Innym sposobem kuszenia Pana Boga jest domaganie się obietnicy, aby później móc zaświadczyć o niezwykłej rzeczy, którą Bóg dla mnie uczynił. Na przykład, są tacy ludzie, którzy kiedy chorują mówią: „Ufam Bogu, że mnie uzdrowi, mimo że na sąsiedniej ulicy są dostępne leki i lekarze, którzy mogą udzielić pomocy. Nie potrzebuję tych lekarzy i lekarstw”. I jest wielu głupich chrześcijan, którzy umarli w ten sposób lub pozwolili umrzeć swoim dzieciom i żonom, ponieważ twierdzili, że „Pan jest moim Uzdrowicielem, więc nie potrzebuję leczenia”. Kiedy Bóg zapewnił schody w świątyni, oczekiwał, że będzie się z nich korzystać, zamiast skakać z dachu i powoływać na Psalm 91. Podobnie, gdy Bóg zapewnia lekarstwa, oczekuje, że będziesz je stosować, a nie bezmyślnie powoływać się na jakąś obietnicę, że Pan cię uzdrowi. Jest to tak samo głupie, jak proszenie Pana Boga, aby przeniósł cię z jednego miejsca na drugie, tak jak to zrobił w przypadku Filipa.
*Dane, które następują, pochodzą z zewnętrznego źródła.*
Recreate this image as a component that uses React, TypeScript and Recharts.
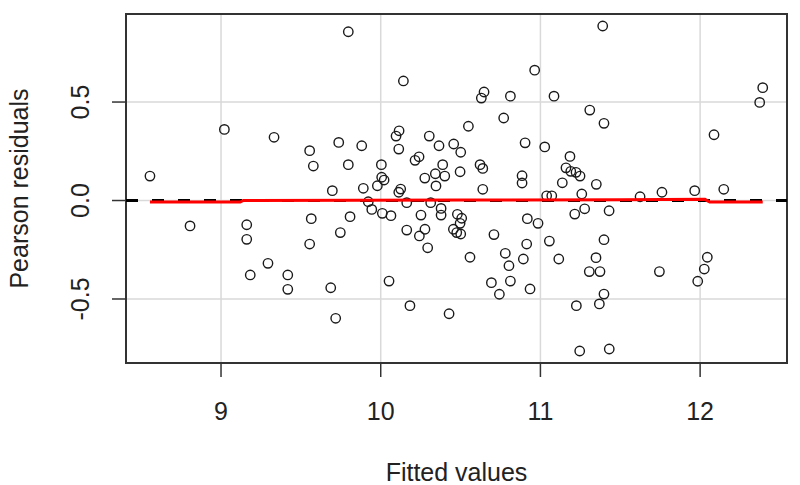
import React from 'react';
import {
  ScatterChart,
  Scatter,
  XAxis,
  YAxis,
  CartesianGrid,
  ReferenceLine,
  ReferenceArea,
} from 'recharts';

// Fitted values (x) and Pearson residuals (y)
const fitted = [
  8.555, 9.021, 9.332, 9.555, 9.578, 9.737, 9.797, 9.697, 9.797, 8.806,
  9.161, 9.161, 9.565, 9.747, 9.555, 9.294, 9.183, 9.418, 9.418, 9.687,
  9.718, 9.808, 10.142, 10.647, 10.630, 9.881, 10.549, 10.115, 10.096, 10.113,
  10.304, 10.365, 10.457, 10.501, 10.240, 10.215, 10.004, 10.006, 10.021, 9.979,
  9.891, 10.125, 10.113, 10.388, 10.342, 10.401, 10.276, 10.346, 10.497, 10.622,
  10.639, 10.639, 9.922, 9.944, 10.010, 10.064, 10.163, 10.163, 10.252, 10.277,
  10.242, 10.294, 10.313, 10.378, 10.378, 10.480, 10.507, 10.497, 10.455, 10.476,
  10.501, 10.559, 10.052, 10.183, 10.428, 10.709, 10.693, 11.390, 10.964, 10.812,
  11.085, 10.770, 11.309, 11.398, 10.904, 11.027, 11.185, 11.160, 11.190, 11.223,
  11.248, 10.885, 10.885, 11.137, 11.350, 11.039, 11.071, 11.259, 10.918, 10.985,
  11.215, 11.277, 11.430, 10.914, 11.056, 11.398, 10.780, 10.893, 10.803, 11.115,
  11.348, 11.306, 11.373, 10.812, 10.743, 10.935, 11.398, 11.369, 11.225, 11.246,
  11.431, 12.392, 12.373, 12.087, 11.624, 11.761, 11.966, 12.148, 11.745, 12.045,
  12.026, 11.985,
];
const residuals = [
  0.124, 0.361, 0.321, 0.253, 0.175, 0.295, 0.182, 0.050, 0.857, -0.129,
  -0.123, -0.197, -0.092, -0.163, -0.221, -0.319, -0.378, -0.378, -0.451, -0.443,
  -0.598, -0.082, 0.607, 0.551, 0.520, 0.278, 0.377, 0.354, 0.327, 0.261,
  0.327, 0.278, 0.287, 0.245, 0.222, 0.204, 0.182, 0.118, 0.104, 0.075,
  0.062, 0.058, 0.042, 0.182, 0.136, 0.124, 0.114, 0.074, 0.146, 0.182,
  0.163, 0.057, -0.006, -0.045, -0.065, -0.077, -0.011, -0.150, -0.074, -0.146,
  -0.180, -0.240, -0.011, -0.040, -0.074, -0.070, -0.090, -0.116, -0.146, -0.163,
  -0.170, -0.288, -0.409, -0.534, -0.575, -0.173, -0.417, 0.886, 0.662, 0.530,
  0.530, 0.419, 0.459, 0.392, 0.293, 0.272, 0.224, 0.166, 0.148, 0.143,
  0.124, 0.126, 0.089, 0.090, 0.082, 0.024, 0.024, 0.033, -0.092, -0.116,
  -0.069, -0.042, -0.052, -0.221, -0.206, -0.199, -0.268, -0.297, -0.331, -0.297,
  -0.290, -0.361, -0.361, -0.409, -0.476, -0.449, -0.475, -0.525, -0.534, -0.764,
  -0.754, 0.573, 0.498, 0.334, 0.019, 0.042, 0.050, 0.057, -0.361, -0.288,
  -0.348, -0.410,
];

// Smoother (red line)
const smoothX = [8.555, 9.12, 9.14, 10.5, 11.5, 12.03, 12.06, 12.392];
const smoothY = [-0.008, -0.008, 0.0, 0.002, 0.004, 0.006, -0.008, -0.008];

const xTicks = [9, 10, 11, 12];
const yTicks = [-0.5, 0, 0.5];
const xDomain = [8.405, 12.544];
const yDomain = [-0.825, 0.947];

const xLabel = 'Fitted values';
const yLabel = 'Pearson residuals';

const points = fitted.map((x, i) => ({ x, y: residuals[i] }));
const smooth = smoothX.map((x, i) => ({ x, y: smoothY[i] }));

const FONT = 'Liberation Sans, Arial, Helvetica, sans-serif';
const TEXT = '#222';
const FS = 25;

const XTick = (props: any) => {
  const { x, y, payload } = props;
  return (
    <text x={x} y={y + 43} textAnchor="middle" fontSize={FS} fontFamily={FONT} fill={TEXT}>
      {String(payload.value)}
    </text>
  );
};

const YTick = (props: any) => {
  const { x, y, payload } = props;
  const bx = x - 23;
  return (
    <text
      x={bx}
      y={y}
      transform={`rotate(-90 ${bx} ${y})`}
      textAnchor="middle"
      fontSize={FS}
      fontFamily={FONT}
      fill={TEXT}
    >
      {Number(payload.value).toFixed(1)}
    </text>
  );
};

const XTitle = (props: any) => {
  const vb = props.viewBox || {};
  return (
    <text
      x={vb.x + vb.width / 2}
      y={vb.y + 118}
      textAnchor="middle"
      fontSize={FS}
      fontFamily={FONT}
      fill={TEXT}
    >
      {xLabel}
    </text>
  );
};

const YTitle = (props: any) => {
  const vb = props.viewBox || {};
  const bx = vb.x + 28;
  const cy = vb.y + vb.height / 2;
  return (
    <text
      x={bx}
      y={cy}
      transform={`rotate(-90 ${bx} ${cy})`}
      textAnchor="middle"
      fontSize={FS}
      fontFamily={FONT}
      fill={TEXT}
    >
      {yLabel}
    </text>
  );
};

const OpenCircle = (props: any) => {
  const { cx, cy } = props;
  if (cx == null || cy == null) return null;
  return <circle cx={cx} cy={cy} r={4.7} fill="none" stroke="#1a1a1a" strokeWidth={1.4} />;
};

const NoShape = () => null;

export default function App() {
  return (
    <div style={{ position: 'absolute', left: 0, top: 0, background: '#fff' }}>
      <ScatterChart
        width={800}
        height={485}
        margin={{ top: 14, right: 13, bottom: 0, left: 0 }}
        style={{ overflow: 'visible' }}
      >
        <CartesianGrid stroke="#d9d9d9" strokeWidth={1.5} />
        <XAxis
          type="number"
          dataKey="x"
          domain={xDomain}
          ticks={xTicks}
          allowDataOverflow
          height={122}
          tickSize={14}
          tickMargin={0}
          axisLine={false}
          tickLine={{ stroke: '#333', strokeWidth: 1.5 }}
          tick={<XTick />}
          label={{ content: <XTitle /> }}
        />
        <YAxis
          type="number"
          dataKey="y"
          domain={yDomain}
          ticks={yTicks}
          allowDataOverflow
          width={126}
          tickSize={14}
          tickMargin={0}
          axisLine={false}
          tickLine={{ stroke: '#333', strokeWidth: 1.5 }}
          tick={<YTick />}
          label={{ content: <YTitle /> }}
        />
        <Scatter data={points} shape={<OpenCircle />} isAnimationActive={false} />
        <ReferenceLine y={0} stroke="#000" strokeWidth={3} strokeDasharray="12 14" />
        <Scatter
          data={smooth}
          shape={<NoShape />}
          line={{ stroke: '#ff0000', strokeWidth: 3 }}
          lineType="joint"
          isAnimationActive={false}
        />
        <ReferenceArea
          x1={xDomain[0]}
          x2={xDomain[1]}
          y1={yDomain[0]}
          y2={yDomain[1]}
          fill="none"
          fillOpacity={0}
          stroke="#333"
          strokeWidth={2}
          ifOverflow="visible"
        />
      </ScatterChart>
    </div>
  );
}
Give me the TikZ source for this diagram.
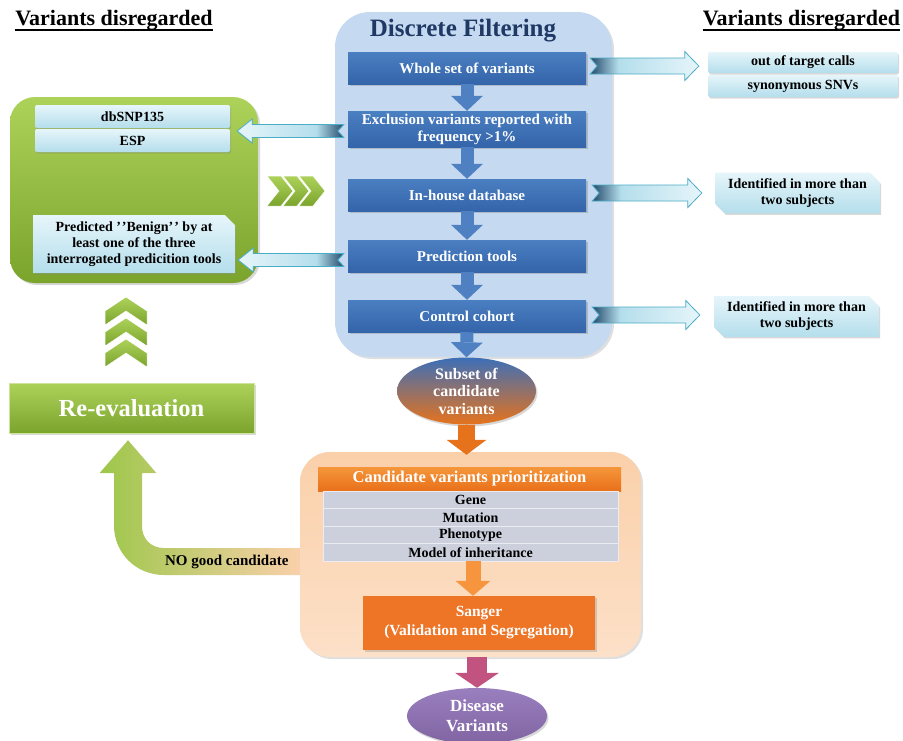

Zapamiętajmy to sobie, że Bóg robi pewne rzeczy dla określonych ludzi. Nie czyni każdego cudu dla każdego wierzącego. Musimy być bardzo ostrożni w studiowaniu Pisma Świętego, aby nie próbować zrobić czegoś niezwykłego w celu zdobycia chwały dla siebie. Pragnienie otrzymania uznania od ludzi jest tak głęboko zakorzenione w naszym ciele, że czasami nawet nie zdajemy sobie z tego sprawy. Jest to jedna z największych słabości, z którą Pan Jezus uczył swoich uczniów walczyć. Tutaj podstawową pokusą było zdobycie zaszczytów, otrzymanie Bożej obietnicy i zejście bez szwanku na dziedziniec świątyni dla własnej chwały wśród ludzi.
Ale pokusa może przyjść także w mniej oczywisty sposób. Jezus powiedział w Ewangelii Mateusza 6: „Kiedy się modlicie, nie módlcie się w taki sposób, aby zyskać uznanie u ludzi, którzy słuchają waszej modlitwy. A jeśli pościcie, nie informujcie wszystkich, przez ile dni pościliście”. Jeśli to zrobisz, będzie to dla zdobycia własnej chwały. Powiedział też: „Kiedy dajesz, nie mów nikomu, co dałeś”. Jeśli tak robisz, to po to, aby osiągnąć uznanie. Jednak wielu chrześcijan nie przestrzega tych przykazań, szukając zaszczytów i kusząc Pana Boga.